Exact reproduction is required for the lines bounded by the one containing "Write the TikZ code for this diagram." and the one containing "minimum width=8.64cm, minimum", both bounds included. Print them without any pictures.
BEGIN DATASET ROWS
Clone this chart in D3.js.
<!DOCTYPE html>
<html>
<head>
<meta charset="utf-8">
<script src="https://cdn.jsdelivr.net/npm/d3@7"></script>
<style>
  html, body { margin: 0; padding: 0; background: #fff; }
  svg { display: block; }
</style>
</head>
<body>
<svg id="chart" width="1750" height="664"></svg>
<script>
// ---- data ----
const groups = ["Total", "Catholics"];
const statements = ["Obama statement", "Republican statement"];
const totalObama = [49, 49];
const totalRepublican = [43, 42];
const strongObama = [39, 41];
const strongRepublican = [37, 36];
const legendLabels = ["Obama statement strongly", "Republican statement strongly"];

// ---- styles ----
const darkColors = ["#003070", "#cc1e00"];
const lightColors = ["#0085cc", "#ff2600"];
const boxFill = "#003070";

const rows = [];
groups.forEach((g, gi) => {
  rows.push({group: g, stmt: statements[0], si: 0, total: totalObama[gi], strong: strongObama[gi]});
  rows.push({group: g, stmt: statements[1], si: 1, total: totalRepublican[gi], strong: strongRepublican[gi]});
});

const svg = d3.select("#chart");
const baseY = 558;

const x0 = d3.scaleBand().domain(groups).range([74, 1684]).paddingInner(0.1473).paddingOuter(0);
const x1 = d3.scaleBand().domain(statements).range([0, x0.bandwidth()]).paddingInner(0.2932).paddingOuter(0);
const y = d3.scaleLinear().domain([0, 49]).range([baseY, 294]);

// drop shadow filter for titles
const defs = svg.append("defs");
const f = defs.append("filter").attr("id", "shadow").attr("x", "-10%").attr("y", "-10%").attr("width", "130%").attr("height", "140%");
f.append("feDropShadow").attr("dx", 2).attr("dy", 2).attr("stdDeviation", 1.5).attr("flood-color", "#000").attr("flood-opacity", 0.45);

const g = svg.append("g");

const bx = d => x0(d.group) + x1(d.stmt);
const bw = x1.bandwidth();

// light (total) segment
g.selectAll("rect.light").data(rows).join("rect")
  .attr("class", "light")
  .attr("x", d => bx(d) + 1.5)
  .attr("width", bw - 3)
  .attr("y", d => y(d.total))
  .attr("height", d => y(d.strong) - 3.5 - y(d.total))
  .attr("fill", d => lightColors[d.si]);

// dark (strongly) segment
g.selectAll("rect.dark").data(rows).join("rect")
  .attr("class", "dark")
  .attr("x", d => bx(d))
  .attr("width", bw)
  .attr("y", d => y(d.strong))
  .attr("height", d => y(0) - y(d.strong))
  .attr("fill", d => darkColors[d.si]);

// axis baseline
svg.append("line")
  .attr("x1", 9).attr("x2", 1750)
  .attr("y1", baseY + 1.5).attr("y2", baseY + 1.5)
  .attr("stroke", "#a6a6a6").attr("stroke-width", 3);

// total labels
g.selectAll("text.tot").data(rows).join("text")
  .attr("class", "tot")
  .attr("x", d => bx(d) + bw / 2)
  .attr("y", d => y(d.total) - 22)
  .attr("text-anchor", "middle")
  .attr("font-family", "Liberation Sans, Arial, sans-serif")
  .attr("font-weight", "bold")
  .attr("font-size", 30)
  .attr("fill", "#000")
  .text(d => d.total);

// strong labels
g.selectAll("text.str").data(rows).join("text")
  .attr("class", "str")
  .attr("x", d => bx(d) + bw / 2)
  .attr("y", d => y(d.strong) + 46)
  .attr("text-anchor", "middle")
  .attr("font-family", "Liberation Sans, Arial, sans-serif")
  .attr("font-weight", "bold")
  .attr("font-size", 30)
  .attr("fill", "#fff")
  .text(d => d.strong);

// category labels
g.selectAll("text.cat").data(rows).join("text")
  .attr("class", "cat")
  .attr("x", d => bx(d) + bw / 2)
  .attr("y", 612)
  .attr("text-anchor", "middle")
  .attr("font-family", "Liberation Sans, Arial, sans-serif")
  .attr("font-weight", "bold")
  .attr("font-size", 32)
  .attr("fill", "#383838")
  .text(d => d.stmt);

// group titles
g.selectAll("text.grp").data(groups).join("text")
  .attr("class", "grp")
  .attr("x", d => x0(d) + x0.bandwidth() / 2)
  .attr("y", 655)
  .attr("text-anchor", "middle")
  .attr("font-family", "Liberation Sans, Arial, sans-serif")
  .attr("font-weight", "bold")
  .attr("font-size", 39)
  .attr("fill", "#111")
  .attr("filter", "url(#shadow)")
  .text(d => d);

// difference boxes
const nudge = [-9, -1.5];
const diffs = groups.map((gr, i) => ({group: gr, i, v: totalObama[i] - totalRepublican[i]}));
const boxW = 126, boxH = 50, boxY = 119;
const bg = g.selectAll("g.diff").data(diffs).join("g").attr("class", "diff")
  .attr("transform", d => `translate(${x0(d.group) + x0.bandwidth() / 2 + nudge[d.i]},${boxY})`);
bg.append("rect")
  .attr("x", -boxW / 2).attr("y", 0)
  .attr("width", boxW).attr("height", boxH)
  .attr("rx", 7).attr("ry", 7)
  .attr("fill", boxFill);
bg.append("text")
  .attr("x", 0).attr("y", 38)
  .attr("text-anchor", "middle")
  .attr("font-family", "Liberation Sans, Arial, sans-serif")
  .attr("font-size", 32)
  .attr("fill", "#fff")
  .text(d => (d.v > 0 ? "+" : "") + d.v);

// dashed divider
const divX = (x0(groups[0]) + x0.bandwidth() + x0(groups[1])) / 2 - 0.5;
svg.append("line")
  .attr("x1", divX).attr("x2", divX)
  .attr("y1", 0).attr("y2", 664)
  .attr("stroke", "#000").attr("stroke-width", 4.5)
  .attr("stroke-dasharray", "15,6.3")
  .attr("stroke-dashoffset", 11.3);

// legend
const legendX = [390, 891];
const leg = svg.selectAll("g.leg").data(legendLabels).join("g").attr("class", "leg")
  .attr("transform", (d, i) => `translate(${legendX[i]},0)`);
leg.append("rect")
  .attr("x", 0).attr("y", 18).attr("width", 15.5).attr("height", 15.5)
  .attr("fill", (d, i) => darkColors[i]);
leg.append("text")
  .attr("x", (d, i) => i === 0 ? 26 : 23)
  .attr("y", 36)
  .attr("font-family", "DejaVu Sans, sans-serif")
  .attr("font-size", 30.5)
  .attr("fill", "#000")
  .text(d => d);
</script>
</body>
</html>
END DATASET ROWS
BEGIN DATASET ROWS
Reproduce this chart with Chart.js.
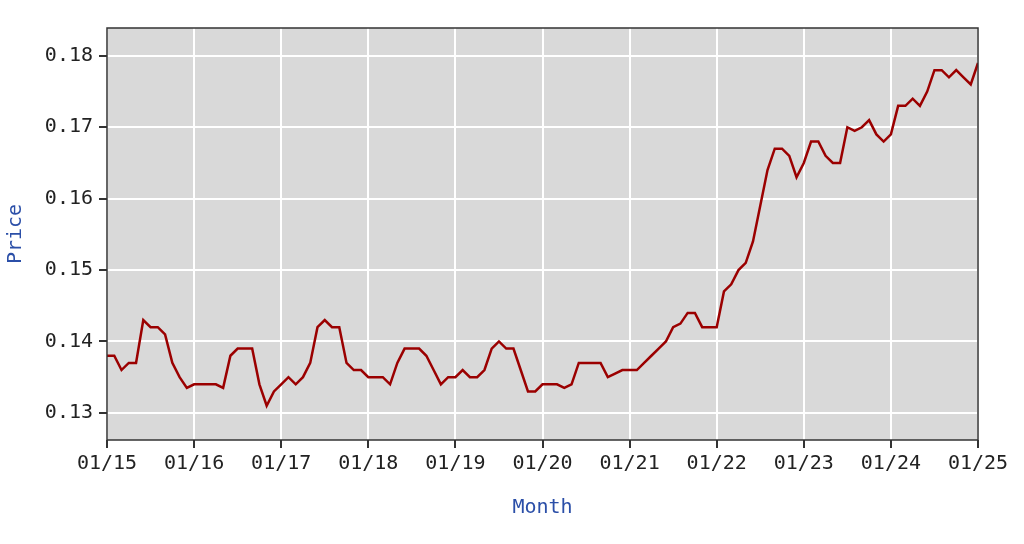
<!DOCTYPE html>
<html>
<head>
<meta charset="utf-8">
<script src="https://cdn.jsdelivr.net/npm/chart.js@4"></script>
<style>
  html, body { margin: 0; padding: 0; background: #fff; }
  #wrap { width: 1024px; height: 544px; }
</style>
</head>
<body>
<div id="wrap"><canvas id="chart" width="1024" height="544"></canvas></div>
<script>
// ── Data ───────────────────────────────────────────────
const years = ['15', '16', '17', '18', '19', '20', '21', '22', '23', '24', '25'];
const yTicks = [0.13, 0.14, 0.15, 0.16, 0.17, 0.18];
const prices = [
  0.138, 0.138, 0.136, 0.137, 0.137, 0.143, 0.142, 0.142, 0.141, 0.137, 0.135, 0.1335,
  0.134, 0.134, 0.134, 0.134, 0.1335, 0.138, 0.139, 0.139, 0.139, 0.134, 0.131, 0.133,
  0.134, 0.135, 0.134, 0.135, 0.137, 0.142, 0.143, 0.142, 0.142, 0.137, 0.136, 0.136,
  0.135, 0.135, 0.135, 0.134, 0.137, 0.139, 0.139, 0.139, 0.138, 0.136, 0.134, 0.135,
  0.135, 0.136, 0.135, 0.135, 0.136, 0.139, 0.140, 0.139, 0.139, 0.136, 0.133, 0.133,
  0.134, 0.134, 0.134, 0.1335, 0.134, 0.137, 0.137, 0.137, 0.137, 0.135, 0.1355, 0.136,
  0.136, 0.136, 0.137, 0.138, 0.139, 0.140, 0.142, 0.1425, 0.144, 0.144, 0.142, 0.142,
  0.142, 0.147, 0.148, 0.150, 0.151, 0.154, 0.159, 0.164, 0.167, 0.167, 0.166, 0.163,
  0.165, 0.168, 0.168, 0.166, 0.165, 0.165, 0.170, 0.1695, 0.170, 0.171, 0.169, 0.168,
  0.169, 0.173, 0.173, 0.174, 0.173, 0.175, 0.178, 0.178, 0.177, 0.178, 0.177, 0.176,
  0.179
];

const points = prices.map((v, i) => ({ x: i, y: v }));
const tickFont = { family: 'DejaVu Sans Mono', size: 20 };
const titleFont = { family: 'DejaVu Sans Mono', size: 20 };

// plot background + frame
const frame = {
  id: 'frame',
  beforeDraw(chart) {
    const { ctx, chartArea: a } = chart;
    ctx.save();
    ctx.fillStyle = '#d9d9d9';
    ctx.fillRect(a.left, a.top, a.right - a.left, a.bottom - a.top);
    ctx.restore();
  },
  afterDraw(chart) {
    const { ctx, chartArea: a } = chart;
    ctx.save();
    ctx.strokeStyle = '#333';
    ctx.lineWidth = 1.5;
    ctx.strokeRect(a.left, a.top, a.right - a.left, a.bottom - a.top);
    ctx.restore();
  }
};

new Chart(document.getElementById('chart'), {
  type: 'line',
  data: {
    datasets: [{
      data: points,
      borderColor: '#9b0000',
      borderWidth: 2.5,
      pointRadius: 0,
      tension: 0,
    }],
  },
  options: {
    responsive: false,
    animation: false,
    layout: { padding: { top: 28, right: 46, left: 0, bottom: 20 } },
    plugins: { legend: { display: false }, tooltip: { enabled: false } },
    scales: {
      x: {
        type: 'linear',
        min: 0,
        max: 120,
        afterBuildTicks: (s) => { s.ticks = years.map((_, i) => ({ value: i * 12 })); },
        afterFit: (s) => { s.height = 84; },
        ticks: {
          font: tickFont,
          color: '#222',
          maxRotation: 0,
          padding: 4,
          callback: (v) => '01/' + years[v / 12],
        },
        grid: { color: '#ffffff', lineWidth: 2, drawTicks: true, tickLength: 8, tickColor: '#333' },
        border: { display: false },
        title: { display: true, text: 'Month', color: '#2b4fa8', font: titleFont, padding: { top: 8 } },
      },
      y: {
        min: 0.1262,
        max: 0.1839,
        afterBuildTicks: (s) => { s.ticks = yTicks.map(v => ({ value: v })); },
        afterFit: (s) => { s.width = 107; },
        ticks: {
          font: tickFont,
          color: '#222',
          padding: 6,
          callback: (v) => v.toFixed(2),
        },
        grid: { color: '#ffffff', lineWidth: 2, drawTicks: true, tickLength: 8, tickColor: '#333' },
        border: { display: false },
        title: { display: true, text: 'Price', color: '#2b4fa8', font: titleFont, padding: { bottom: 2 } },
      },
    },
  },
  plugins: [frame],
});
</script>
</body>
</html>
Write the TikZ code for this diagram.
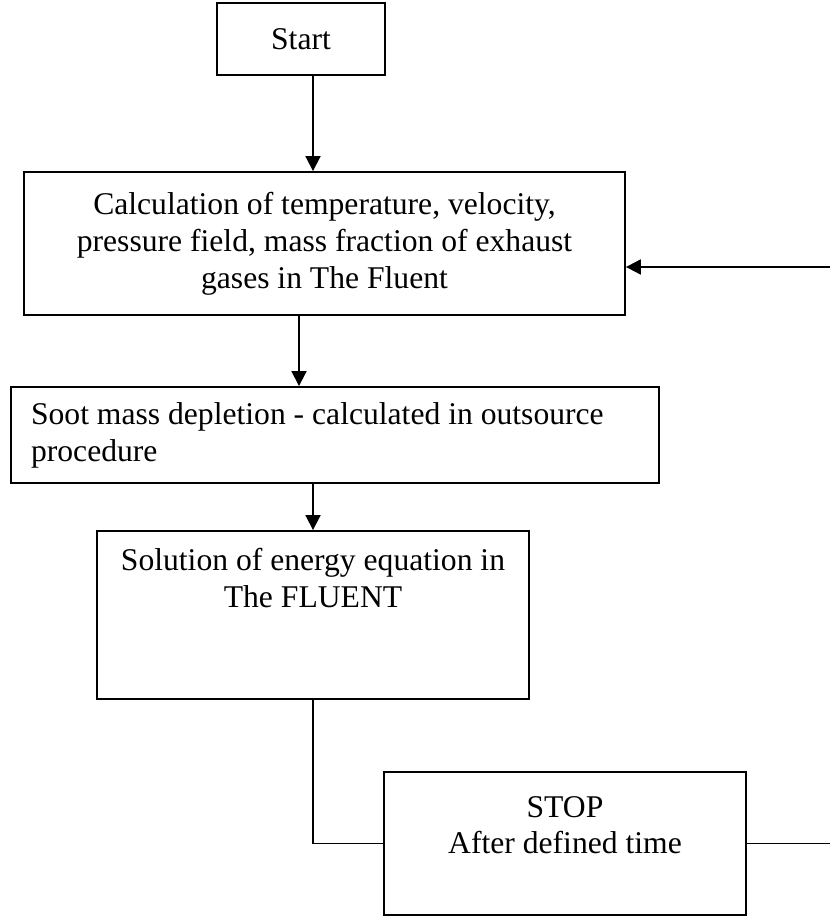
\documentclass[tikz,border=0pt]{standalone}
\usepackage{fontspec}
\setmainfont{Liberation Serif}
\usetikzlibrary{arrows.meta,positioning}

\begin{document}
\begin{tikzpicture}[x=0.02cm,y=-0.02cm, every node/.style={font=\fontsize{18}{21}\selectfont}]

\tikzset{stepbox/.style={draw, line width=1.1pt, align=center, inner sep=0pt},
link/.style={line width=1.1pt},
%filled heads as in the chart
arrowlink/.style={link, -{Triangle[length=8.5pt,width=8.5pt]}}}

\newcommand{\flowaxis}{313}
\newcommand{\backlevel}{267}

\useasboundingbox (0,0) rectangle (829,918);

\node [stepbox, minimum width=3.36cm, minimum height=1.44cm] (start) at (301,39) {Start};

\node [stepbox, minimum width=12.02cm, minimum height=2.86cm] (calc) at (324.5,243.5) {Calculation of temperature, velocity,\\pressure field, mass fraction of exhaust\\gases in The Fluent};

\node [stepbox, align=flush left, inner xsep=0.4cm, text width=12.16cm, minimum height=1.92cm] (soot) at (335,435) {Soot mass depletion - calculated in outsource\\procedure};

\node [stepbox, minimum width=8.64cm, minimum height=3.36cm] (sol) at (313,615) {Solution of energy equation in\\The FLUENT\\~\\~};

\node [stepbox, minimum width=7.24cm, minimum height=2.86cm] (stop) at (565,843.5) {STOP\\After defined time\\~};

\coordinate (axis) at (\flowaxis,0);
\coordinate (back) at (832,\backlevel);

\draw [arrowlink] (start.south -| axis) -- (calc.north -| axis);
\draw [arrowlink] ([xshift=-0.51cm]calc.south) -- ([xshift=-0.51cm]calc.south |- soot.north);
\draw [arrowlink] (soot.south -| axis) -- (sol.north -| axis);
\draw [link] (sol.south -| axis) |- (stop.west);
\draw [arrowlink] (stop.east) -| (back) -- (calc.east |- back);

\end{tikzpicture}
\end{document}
END DATASET ROWS
BEGIN DATASET ROWS
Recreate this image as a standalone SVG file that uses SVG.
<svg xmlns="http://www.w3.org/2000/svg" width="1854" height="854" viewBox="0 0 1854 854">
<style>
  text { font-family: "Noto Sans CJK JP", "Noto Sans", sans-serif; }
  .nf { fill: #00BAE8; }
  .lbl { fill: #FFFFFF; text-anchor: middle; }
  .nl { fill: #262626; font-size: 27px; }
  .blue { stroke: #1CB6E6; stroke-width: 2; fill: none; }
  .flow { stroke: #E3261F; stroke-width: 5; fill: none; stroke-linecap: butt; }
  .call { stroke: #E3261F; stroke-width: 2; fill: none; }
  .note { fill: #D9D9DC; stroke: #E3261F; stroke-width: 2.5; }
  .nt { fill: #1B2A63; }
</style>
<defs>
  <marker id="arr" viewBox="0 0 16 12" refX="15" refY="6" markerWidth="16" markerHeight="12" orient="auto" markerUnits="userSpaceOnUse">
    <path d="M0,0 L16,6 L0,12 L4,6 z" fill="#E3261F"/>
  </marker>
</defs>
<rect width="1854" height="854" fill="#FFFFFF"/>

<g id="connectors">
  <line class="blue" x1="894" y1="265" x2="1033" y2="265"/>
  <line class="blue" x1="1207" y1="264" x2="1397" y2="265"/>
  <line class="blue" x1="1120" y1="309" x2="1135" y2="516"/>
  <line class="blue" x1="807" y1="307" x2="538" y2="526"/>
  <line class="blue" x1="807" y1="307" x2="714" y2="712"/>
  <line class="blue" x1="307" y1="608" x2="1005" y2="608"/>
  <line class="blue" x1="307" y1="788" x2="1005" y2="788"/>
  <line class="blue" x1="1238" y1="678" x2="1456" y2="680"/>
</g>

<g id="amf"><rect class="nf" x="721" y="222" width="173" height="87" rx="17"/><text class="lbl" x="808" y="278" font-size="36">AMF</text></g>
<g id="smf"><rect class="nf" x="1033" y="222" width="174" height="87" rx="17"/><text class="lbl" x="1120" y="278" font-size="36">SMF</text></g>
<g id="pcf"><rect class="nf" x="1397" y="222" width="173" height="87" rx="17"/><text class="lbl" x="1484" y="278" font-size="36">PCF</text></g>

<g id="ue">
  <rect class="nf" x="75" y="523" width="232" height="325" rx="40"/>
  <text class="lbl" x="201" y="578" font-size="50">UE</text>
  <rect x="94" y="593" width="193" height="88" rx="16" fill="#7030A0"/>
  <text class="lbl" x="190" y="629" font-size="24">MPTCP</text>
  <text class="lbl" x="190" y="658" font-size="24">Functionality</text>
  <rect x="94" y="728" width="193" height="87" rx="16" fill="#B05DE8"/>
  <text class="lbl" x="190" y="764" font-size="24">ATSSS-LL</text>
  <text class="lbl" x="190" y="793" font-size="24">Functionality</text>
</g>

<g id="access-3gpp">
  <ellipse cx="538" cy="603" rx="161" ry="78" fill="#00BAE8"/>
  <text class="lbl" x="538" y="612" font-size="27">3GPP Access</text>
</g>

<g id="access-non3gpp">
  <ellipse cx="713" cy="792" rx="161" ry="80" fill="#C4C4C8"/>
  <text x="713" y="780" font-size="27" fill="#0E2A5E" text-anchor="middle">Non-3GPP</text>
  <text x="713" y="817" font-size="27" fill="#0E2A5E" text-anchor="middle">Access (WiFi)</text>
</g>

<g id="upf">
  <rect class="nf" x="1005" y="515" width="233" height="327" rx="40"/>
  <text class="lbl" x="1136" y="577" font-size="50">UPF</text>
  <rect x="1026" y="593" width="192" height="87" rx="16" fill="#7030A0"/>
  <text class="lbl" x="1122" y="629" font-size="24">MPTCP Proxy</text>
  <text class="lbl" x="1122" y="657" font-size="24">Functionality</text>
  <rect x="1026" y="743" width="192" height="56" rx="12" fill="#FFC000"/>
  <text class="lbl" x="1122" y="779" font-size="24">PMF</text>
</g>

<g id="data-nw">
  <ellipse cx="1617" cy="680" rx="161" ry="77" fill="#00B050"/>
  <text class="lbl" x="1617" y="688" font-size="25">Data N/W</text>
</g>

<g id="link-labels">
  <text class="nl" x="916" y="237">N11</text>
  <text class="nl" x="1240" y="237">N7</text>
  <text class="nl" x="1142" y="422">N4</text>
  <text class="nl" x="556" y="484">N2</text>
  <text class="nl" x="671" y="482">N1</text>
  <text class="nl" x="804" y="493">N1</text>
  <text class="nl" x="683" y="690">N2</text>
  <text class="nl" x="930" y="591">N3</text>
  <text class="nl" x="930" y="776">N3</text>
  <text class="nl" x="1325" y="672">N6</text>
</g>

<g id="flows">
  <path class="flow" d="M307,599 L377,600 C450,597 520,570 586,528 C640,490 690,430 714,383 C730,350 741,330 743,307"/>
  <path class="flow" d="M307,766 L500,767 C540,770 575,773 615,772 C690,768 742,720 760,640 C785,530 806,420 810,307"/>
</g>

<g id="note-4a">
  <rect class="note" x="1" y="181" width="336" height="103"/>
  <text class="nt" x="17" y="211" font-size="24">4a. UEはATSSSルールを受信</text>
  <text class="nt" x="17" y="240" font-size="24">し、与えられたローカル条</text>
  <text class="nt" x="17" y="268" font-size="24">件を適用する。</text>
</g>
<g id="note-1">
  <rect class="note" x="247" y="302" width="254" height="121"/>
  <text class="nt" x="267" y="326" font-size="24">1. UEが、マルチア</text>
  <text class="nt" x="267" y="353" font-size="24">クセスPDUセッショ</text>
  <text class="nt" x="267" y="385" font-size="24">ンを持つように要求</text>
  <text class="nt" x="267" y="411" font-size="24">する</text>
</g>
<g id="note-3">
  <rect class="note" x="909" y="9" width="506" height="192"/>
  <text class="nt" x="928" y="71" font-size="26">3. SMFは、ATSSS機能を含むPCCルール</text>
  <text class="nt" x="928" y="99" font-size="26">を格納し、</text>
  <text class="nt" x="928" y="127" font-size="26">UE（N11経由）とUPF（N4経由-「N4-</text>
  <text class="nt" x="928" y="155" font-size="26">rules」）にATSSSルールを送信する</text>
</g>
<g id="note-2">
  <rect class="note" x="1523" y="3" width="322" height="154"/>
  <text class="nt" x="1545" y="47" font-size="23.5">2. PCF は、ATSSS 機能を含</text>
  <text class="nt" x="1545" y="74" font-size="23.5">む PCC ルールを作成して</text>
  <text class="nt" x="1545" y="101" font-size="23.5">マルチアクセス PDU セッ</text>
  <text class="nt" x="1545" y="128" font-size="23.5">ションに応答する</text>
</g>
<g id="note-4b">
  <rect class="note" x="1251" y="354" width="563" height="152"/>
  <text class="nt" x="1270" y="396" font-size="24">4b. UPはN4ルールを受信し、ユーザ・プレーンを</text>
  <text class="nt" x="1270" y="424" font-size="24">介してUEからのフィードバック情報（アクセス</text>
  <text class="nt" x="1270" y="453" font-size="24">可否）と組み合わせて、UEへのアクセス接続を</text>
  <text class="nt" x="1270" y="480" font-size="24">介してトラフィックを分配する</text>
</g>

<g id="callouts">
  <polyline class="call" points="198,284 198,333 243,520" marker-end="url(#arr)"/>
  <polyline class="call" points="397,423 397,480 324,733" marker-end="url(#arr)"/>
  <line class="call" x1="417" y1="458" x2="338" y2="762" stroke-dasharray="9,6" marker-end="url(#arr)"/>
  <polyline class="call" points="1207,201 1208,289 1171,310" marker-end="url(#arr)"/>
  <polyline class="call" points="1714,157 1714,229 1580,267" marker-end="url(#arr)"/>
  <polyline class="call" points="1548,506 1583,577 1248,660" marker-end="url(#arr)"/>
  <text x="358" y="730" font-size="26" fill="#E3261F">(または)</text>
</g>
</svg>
END DATASET ROWS
**TASK ANSWER**
Write the TikZ code for this diagram.
\documentclass[tikz,border=0pt]{standalone}
\usepackage{fontspec}
\setmainfont{Liberation Serif}
\usetikzlibrary{arrows.meta,positioning}

\begin{document}
\begin{tikzpicture}[x=0.02cm,y=-0.02cm, every node/.style={font=\fontsize{18}{21}\selectfont}]

\tikzset{stepbox/.style={draw, line width=1.1pt, align=center, inner sep=0pt},
link/.style={line width=1.1pt},
%filled heads as in the chart
arrowlink/.style={link, -{Triangle[length=8.5pt,width=8.5pt]}}}

\newcommand{\flowaxis}{313}
\newcommand{\backlevel}{267}

\useasboundingbox (0,0) rectangle (829,918);

\node [stepbox, minimum width=3.36cm, minimum height=1.44cm] (start) at (301,39) {Start};

\node [stepbox, minimum width=12.02cm, minimum height=2.86cm] (calc) at (324.5,243.5) {Calculation of temperature, velocity,\\pressure field, mass fraction of exhaust\\gases in The Fluent};

\node [stepbox, align=flush left, inner xsep=0.4cm, text width=12.16cm, minimum height=1.92cm] (soot) at (335,435) {Soot mass depletion - calculated in outsource\\procedure};

\node [stepbox, minimum width=8.64cm, minimum height=3.36cm] (sol) at (313,615) {Solution of energy equation in\\The FLUENT\\~\\~};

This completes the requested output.